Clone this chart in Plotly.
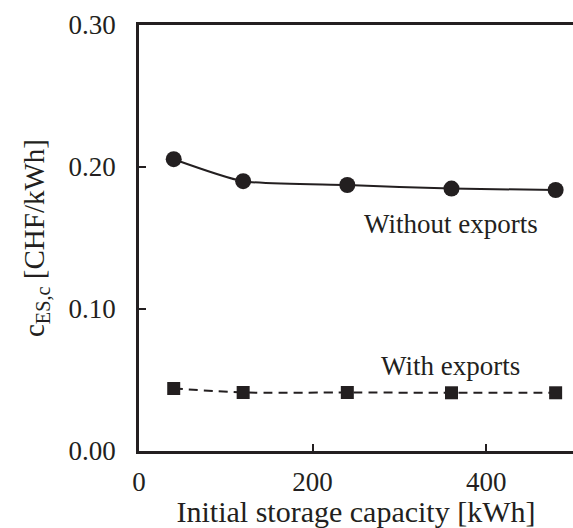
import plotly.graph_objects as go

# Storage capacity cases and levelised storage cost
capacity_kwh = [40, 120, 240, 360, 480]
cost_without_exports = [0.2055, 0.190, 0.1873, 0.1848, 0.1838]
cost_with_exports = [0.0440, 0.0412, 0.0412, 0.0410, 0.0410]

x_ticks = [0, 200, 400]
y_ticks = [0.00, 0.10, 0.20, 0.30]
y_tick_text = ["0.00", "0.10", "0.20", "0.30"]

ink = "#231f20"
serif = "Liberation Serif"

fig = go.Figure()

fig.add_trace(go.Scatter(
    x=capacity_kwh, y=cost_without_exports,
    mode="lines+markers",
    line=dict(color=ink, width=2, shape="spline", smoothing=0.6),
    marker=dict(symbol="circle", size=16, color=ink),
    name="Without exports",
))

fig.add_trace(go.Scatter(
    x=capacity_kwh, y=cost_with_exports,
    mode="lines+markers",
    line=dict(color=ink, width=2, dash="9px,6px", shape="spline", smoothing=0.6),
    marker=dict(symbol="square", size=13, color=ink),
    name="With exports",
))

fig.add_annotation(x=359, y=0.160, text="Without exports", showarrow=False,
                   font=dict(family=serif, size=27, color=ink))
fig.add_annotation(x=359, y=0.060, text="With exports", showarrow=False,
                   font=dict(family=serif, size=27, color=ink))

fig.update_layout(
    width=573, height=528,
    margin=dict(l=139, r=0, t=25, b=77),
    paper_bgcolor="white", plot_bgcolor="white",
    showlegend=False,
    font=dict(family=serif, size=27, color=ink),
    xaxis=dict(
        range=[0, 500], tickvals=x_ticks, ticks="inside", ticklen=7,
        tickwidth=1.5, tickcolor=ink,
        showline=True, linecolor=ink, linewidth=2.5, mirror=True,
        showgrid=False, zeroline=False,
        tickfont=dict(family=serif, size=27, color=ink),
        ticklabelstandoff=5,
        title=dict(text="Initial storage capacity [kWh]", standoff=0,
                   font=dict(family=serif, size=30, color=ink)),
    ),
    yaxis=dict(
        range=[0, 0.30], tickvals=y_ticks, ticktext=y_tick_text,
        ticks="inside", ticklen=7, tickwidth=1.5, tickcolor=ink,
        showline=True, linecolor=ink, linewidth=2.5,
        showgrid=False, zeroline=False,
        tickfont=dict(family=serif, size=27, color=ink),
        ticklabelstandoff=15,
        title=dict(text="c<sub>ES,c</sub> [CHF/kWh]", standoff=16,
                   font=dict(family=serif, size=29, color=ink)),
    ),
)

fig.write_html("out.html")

...

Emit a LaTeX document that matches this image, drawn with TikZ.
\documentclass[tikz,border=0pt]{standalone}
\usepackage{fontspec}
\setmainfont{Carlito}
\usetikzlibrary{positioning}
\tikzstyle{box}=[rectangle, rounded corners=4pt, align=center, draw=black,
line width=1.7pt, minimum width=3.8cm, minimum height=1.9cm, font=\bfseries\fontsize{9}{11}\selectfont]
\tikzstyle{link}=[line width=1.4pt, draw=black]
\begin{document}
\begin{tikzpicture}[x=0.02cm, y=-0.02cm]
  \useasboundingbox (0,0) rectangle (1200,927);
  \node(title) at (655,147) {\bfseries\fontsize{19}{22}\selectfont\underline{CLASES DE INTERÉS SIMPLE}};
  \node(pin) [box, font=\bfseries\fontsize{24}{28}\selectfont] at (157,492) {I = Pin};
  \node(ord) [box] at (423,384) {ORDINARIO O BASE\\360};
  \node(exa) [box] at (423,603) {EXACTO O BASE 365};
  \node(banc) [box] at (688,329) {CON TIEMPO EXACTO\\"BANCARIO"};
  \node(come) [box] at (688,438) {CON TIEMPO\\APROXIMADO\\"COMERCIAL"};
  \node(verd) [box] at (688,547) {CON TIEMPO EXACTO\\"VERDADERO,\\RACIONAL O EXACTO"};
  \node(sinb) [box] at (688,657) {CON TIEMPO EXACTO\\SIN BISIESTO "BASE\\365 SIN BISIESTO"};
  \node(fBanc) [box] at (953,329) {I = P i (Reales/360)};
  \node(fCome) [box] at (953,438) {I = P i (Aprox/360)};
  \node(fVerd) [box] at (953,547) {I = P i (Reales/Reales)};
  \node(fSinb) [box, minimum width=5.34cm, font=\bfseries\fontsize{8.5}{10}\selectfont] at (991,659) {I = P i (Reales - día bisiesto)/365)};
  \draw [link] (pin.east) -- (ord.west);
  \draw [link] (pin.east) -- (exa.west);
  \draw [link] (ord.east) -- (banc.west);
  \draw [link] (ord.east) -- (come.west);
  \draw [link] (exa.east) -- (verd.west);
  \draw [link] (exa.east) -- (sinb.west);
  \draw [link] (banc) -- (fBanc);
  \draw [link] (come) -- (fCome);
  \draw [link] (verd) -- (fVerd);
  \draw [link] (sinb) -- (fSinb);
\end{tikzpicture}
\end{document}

▶ _GIVEN EXERCISE_:
Pick out each line in the material containing "this".

▶ _CORRECT ANSWER_:
Clone this chart in Plotly.
Emit a LaTeX document that matches this image, drawn with TikZ.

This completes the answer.